Arjun Rampal has evolved for the better as an actor. His infallible personality and his portrayal that has hints of both anguish and strength is what makes him stand out despite the presence of more powerful actors. He acted like a dream and that is commendable, to say the least.
Huma Qureshi tackles her part with gusto and as compared to her role in the recent Ek Thi Daayan, she is light years ahead. A female soldier whose sacrifices are way beyond merely putting her life on stake, Qureshi’s strength is in her simplistic acting.
Sriswara as Irrfan’s wife is an excellent actress who known the right mode to enliven her role. Her chemistry with Irrfan is so adorable-ish, that your heart goes out to her helplessness!
Shruti Haasan as an actress is obviously great, but her character is quite misplaced. Nevertheless she carries out her role to perfection especially the power with which she manages to choke you up in the song ‘Alvida’.
Direction, Music & Technical Aspects
Nikhil Advani’s tangible movie is innovative in its vision and involving in its demeanor. The direction is so deeply fascinating, that one remains obviously latched to the movie. He carefully refrains from making any bit of it melodramatic which is perhaps the most effective part of the movie.

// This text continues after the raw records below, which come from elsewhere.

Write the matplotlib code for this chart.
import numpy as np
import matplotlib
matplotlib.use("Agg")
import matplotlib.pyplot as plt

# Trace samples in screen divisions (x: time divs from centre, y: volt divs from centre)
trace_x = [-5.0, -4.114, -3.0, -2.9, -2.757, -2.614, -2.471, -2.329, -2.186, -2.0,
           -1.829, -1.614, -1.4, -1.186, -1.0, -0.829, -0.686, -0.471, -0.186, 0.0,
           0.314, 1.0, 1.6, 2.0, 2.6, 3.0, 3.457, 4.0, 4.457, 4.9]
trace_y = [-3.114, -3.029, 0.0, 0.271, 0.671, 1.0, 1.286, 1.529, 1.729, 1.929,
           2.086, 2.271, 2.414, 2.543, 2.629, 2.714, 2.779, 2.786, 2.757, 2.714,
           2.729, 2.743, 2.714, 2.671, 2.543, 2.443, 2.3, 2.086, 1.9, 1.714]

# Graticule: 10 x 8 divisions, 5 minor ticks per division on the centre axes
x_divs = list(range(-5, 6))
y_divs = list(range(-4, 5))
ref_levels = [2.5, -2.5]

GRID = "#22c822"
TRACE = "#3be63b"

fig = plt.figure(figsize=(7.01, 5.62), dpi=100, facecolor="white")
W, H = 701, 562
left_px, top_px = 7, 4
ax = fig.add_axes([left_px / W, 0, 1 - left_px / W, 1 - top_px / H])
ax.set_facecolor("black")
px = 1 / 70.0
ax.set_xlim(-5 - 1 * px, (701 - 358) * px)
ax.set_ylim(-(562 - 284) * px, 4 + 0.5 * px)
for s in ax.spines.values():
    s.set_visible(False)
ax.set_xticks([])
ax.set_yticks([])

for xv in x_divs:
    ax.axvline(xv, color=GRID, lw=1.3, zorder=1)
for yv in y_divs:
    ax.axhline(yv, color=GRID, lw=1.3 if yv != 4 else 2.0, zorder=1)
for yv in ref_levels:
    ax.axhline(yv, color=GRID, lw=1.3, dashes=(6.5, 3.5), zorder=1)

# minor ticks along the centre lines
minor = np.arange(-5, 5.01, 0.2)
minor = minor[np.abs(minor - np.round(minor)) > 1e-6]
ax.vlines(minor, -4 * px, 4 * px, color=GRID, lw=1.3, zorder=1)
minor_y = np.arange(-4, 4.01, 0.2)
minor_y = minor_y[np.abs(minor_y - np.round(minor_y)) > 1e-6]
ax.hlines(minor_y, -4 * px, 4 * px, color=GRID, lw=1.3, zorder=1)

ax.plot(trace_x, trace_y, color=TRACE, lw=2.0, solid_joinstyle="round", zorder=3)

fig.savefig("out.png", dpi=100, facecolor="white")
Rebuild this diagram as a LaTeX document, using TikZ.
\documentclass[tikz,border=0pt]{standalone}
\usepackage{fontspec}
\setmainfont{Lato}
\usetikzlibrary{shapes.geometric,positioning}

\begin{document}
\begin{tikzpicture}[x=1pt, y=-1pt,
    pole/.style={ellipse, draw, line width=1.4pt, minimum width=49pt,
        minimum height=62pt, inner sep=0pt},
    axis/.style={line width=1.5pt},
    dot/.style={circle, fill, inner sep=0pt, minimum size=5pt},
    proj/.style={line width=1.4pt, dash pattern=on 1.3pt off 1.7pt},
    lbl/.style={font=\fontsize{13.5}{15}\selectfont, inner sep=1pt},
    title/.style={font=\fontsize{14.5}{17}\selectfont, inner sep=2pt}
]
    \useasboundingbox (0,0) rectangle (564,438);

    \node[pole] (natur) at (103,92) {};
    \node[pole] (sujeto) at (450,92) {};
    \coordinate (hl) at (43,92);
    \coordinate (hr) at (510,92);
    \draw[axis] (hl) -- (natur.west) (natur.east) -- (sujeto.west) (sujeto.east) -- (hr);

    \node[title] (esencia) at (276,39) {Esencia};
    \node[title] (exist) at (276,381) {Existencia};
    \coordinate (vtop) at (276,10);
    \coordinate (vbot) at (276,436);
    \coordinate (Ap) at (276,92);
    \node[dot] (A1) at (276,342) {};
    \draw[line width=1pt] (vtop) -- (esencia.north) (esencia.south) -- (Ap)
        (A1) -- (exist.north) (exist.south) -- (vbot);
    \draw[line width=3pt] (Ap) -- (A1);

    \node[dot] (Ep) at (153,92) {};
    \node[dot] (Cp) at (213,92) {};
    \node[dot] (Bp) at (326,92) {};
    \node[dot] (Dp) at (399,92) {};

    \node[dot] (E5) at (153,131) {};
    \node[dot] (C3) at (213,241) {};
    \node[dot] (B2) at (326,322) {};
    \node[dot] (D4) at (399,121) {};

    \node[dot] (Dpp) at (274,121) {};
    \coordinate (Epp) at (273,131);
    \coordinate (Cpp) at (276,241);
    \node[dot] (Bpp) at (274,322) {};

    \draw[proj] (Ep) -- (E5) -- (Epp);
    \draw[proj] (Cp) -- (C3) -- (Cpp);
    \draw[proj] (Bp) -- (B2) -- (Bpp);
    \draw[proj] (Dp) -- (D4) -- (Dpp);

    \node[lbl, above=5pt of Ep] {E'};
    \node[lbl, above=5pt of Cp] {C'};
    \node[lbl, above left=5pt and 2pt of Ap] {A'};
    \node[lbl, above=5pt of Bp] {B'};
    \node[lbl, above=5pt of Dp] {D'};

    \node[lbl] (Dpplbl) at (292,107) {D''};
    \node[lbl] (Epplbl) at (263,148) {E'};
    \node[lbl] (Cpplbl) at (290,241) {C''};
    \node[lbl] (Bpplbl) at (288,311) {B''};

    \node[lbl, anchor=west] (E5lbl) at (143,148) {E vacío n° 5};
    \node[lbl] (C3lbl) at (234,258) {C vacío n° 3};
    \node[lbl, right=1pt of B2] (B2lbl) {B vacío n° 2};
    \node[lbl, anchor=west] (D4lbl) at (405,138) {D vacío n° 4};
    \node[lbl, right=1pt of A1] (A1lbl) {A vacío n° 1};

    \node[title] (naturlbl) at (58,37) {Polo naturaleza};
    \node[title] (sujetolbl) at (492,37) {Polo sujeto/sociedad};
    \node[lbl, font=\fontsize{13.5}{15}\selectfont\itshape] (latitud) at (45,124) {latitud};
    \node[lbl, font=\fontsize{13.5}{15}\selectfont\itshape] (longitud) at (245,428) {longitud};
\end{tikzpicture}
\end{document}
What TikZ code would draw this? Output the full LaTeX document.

Perhaps the only hiccup for me was the song ‘Alvida’ which is my opinion attempted to romanticize tragedy and pain very wrongly. It’s a quite a shock that this man went wrong enough to make squibs like Chandni Chowk To China and Salam-E-Ishq. Tom Struthers and John Street’s (of Inception and Dark Knight fame) stunning stunts right from Hollywood frames terrorizes with the right punch. Tushar Ray’s cinematography is picture perfect as he gives the right amount of anxiety to the story. The film’s mayhem doesn’t get anarchic and furnishes itself convincingly. Shankar-Ehsaan-Loy’s soundtrack croons with a haunting feel and syncs wonderfully in the film’s story.